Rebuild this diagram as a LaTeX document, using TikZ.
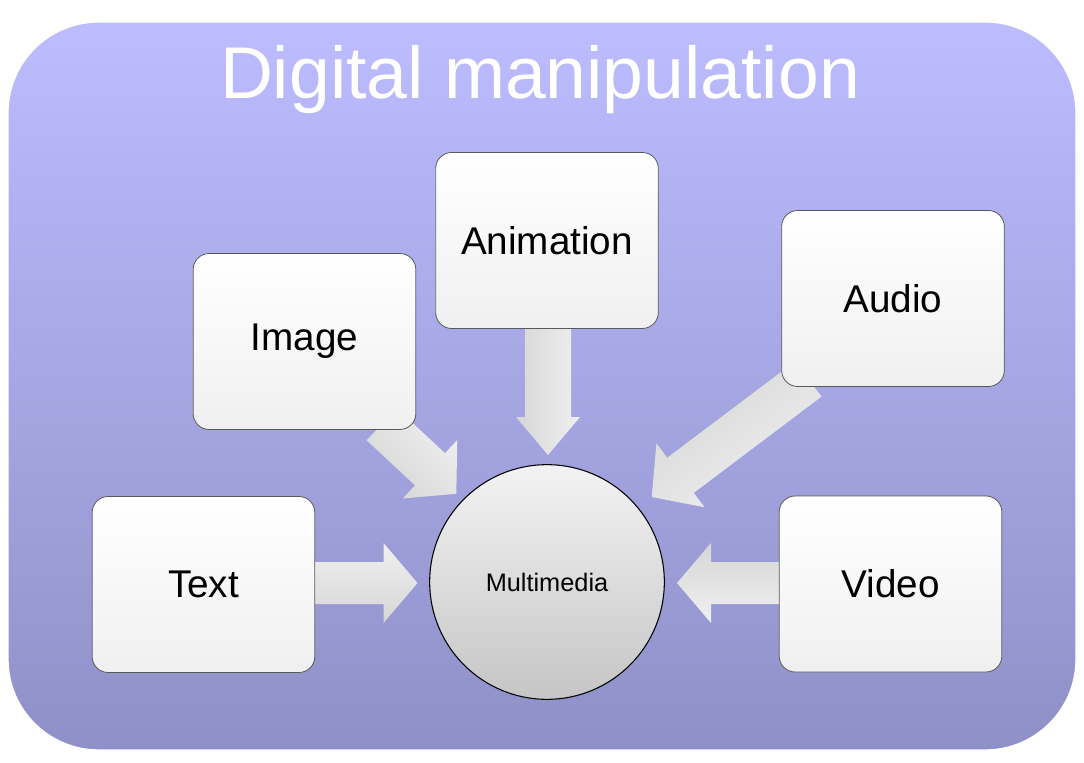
\documentclass[tikz,border=0pt]{standalone}
\usepackage{fontspec}
\setmainfont{Liberation Sans}
\usetikzlibrary{shapes.geometric}
\newcommand{\blockarr}[7]{% cx cy angle length shaft head headlen
  \begin{scope}[shift={(#1,#2)},rotate=#3]
  \shade[top color=gray!12,bottom color=gray!32,shading angle=#3]
   (-#4/2,-#5/2) -- (#4/2-#7,-#5/2) -- (#4/2-#7,-#6/2) -- (#4/2,0) --
   (#4/2-#7,#6/2) -- (#4/2-#7,#5/2) -- (-#4/2,#5/2) -- cycle;
  \end{scope}}
\begin{document}
\begin{tikzpicture}[x=0.75pt,y=-0.75pt,
  card/.style={draw=gray!70!black,line width=0.6pt,rounded corners=12pt,
    top color=white,bottom color=gray!12,minimum width=167pt,minimum height=132pt,
    font=\fontsize{29}{31}\selectfont,inner sep=0pt}]
\useasboundingbox (0,0) rectangle (1084,763);
\shade[rounded corners=68pt,top color={rgb,255:red,188;green,188;blue,255},
  bottom color={rgb,255:red,144;green,144;blue,200},draw=white,line width=1pt]
  (8,22) rectangle (1076,750);
\node[text=white,font=\fontsize{55}{58}\selectfont] (title) at (540,80) {Digital manipulation};
\blockarr{366}{583}{0}{103}{42}{80}{34}
\blockarr{728}{583}{180}{102}{42}{80}{34}
\blockarr{548}{392}{-90}{126}{46}{64}{38}
\blockarr{419}{459}{-43}{102}{44}{80}{36}
\blockarr{730}{438}{-143}{196}{44}{80}{36}
\node[card] (image) at (304.5,341.5) {Image};
\node[card] (anim) at (547,240.5) {Animation};
\node[card] (audio) at (893,298.5) {Audio};
\node[card] (text) at (203.5,584.5) {Text};
\node[card] (video) at (890.5,584) {Video};
\node[circle,draw=black,line width=0.8pt,top color=gray!10,bottom color=gray!45,
  minimum size=176pt,font=\fontsize{19}{21}\selectfont] (mm) at (547,582) {Multimedia};
\end{tikzpicture}
\end{document}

====

SHORT EXERCISE:
Please write out all the data again word for word, but not the pictures.

WORKED SOLUTION:
Rebuild this diagram as a LaTeX document, using TikZ.
\documentclass[tikz,border=0pt]{standalone}
\usepackage{fontspec}
\setmainfont{Liberation Sans}
\usetikzlibrary{shapes.geometric}
\newcommand{\blockarr}[7]{% cx cy angle length shaft head headlen
  \begin{scope}[shift={(#1,#2)},rotate=#3]
  \shade[top color=gray!12,bottom color=gray!32,shading angle=#3]
   (-#4/2,-#5/2) -- (#4/2-#7,-#5/2) -- (#4/2-#7,-#6/2) -- (#4/2,0) --
   (#4/2-#7,#6/2) -- (#4/2-#7,#5/2) -- (-#4/2,#5/2) -- cycle;
  \end{scope}}
\begin{document}
\begin{tikzpicture}[x=0.75pt,y=-0.75pt,
  card/.style={draw=gray!70!black,line width=0.6pt,rounded corners=12pt,
    top color=white,bottom color=gray!12,minimum width=167pt,minimum height=132pt,
    font=\fontsize{29}{31}\selectfont,inner sep=0pt}]
\useasboundingbox (0,0) rectangle (1084,763);
\shade[rounded corners=68pt,top color={rgb,255:red,188;green,188;blue,255},
  bottom color={rgb,255:red,144;green,144;blue,200},draw=white,line width=1pt]
  (8,22) rectangle (1076,750);
\node[text=white,font=\fontsize{55}{58}\selectfont] (title) at (540,80) {Digital manipulation};
\blockarr{366}{583}{0}{103}{42}{80}{34}
\blockarr{728}{583}{180}{102}{42}{80}{34}
\blockarr{548}{392}{-90}{126}{46}{64}{38}
\blockarr{419}{459}{-43}{102}{44}{80}{36}
\blockarr{730}{438}{-143}{196}{44}{80}{36}
\node[card] (image) at (304.5,341.5) {Image};
\node[card] (anim) at (547,240.5) {Animation};
\node[card] (audio) at (893,298.5) {Audio};
\node[card] (text) at (203.5,584.5) {Text};
\node[card] (video) at (890.5,584) {Video};
\node[circle,draw=black,line width=0.8pt,top color=gray!10,bottom color=gray!45,
  minimum size=176pt,font=\fontsize{19}{21}\selectfont] (mm) at (547,582) {Multimedia};
\end{tikzpicture}
\end{document}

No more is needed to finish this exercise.